Where Meaning Changes With Form

For some verbs, a switch from an infinitive to an ing form changes the meaning. Stop to smoke means you interrupt one action so that you can smoke, while stop smoking means you quit the habit itself. Remember to lock the door refers to a later duty, while remember locking the door refers to a past memory.

Teachers often treat these verbs as a set to learn through practice. Short dialogues, gap fills, or personal examples give you a chance to test the contrast. Over time the natural combination of verb and pattern starts to feel familiar, much like collocations in vocabulary study.

Non-Finite Verbs And Sentence Flow

Infinitives, gerunds, and participles belong to a group called non-finite verbs. They do not carry tense, person, or number on their own, so they often often link to a main verb instead of standing alone. Learning how they work removes pressure from your main clauses and lets you vary sentence length and rhythm.
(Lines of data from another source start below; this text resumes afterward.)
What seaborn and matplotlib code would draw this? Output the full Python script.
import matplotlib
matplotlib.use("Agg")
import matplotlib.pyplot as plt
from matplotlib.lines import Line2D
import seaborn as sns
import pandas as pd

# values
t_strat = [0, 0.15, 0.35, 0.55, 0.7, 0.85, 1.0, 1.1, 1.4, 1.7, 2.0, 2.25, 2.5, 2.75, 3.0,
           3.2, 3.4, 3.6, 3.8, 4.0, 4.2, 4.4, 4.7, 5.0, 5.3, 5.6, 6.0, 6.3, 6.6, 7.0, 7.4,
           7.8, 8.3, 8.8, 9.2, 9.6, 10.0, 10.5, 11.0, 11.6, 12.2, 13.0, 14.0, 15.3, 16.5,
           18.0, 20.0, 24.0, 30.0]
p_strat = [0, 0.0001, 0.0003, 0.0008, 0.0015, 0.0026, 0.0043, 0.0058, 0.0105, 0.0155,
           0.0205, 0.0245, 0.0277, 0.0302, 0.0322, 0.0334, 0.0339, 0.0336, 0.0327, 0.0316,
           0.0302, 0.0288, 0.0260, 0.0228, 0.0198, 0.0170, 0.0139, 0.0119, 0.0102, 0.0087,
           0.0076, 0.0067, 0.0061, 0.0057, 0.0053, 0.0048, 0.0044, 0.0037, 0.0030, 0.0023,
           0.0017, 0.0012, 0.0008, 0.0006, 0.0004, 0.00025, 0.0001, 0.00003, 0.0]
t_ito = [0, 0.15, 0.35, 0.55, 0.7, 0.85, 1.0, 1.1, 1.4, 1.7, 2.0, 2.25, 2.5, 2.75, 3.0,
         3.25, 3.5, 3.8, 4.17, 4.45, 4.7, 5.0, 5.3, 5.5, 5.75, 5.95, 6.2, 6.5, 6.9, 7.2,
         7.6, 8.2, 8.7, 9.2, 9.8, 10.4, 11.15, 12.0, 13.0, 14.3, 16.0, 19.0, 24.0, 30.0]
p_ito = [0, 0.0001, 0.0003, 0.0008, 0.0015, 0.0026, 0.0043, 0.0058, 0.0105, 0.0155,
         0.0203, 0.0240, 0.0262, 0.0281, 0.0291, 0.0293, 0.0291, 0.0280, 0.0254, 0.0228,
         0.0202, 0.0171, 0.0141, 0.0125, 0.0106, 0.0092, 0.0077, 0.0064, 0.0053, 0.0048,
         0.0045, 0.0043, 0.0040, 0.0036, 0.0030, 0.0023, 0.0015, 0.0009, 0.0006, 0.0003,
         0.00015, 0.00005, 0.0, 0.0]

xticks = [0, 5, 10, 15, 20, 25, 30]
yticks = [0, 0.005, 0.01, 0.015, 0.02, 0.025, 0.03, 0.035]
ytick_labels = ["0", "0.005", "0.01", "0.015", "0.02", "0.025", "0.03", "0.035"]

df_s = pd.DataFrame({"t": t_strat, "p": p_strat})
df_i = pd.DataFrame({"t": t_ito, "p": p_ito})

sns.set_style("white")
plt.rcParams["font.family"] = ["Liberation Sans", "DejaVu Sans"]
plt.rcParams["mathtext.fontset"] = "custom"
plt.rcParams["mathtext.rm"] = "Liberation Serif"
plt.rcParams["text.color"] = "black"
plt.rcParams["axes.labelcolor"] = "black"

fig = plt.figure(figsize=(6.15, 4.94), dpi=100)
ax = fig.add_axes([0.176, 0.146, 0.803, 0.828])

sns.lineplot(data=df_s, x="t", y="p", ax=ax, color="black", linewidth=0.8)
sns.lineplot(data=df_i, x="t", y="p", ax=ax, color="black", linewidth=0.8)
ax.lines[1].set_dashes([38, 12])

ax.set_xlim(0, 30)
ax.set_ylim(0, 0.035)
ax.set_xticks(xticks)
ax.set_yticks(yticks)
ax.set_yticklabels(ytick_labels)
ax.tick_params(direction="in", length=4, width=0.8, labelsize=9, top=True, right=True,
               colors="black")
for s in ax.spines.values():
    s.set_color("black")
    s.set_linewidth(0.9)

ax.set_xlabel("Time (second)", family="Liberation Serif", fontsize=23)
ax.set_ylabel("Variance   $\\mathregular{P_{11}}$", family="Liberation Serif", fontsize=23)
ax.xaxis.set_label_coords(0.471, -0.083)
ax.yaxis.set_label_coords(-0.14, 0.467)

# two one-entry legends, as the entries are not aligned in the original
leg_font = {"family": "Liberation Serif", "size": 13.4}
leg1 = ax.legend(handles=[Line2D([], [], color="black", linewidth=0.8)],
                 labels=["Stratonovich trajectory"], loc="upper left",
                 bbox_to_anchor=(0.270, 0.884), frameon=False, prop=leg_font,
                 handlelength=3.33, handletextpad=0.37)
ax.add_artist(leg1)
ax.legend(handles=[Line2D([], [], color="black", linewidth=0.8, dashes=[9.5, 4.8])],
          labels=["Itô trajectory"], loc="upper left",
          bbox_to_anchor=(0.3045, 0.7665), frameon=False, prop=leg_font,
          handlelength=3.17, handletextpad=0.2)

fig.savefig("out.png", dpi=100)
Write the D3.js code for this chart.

Once you trust your sense of these forms, long texts become easier to read. You can see how writers chain actions together with catenative verbs such as need to study, decide to move, or hope to win. You also see how side details sit in phrases instead of in full clauses, which brings more variety to your writing style.

Study Tips For Verbs In Infinitive Form

To check your basic understanding, start with short lists of common patterns. Write your own sentences with want to, plan to, hope to, and promise to. Then swap in other verbs from reference lists until the pattern feels natural. Saying each sentence aloud helps you hear stress and rhythm.

Next, build a notebook page for verbs that take an object before the infinitive. Pairs such as tell someone to, ask someone to, and advise someone to appear again and again in exams and textbooks. Keep real sentences from news sites, graded readers, or course books so that the structure feels tied to real content.

Finally, train your reading eye to notice infinitives in the wild. When you read an article or listen to a podcast, pause for a moment and copy one sentence with an infinitive phrase. Underline the main words, label the pattern, and decide which part carries the main action. This steady habit fixes grammar in a practical, long-lasting way.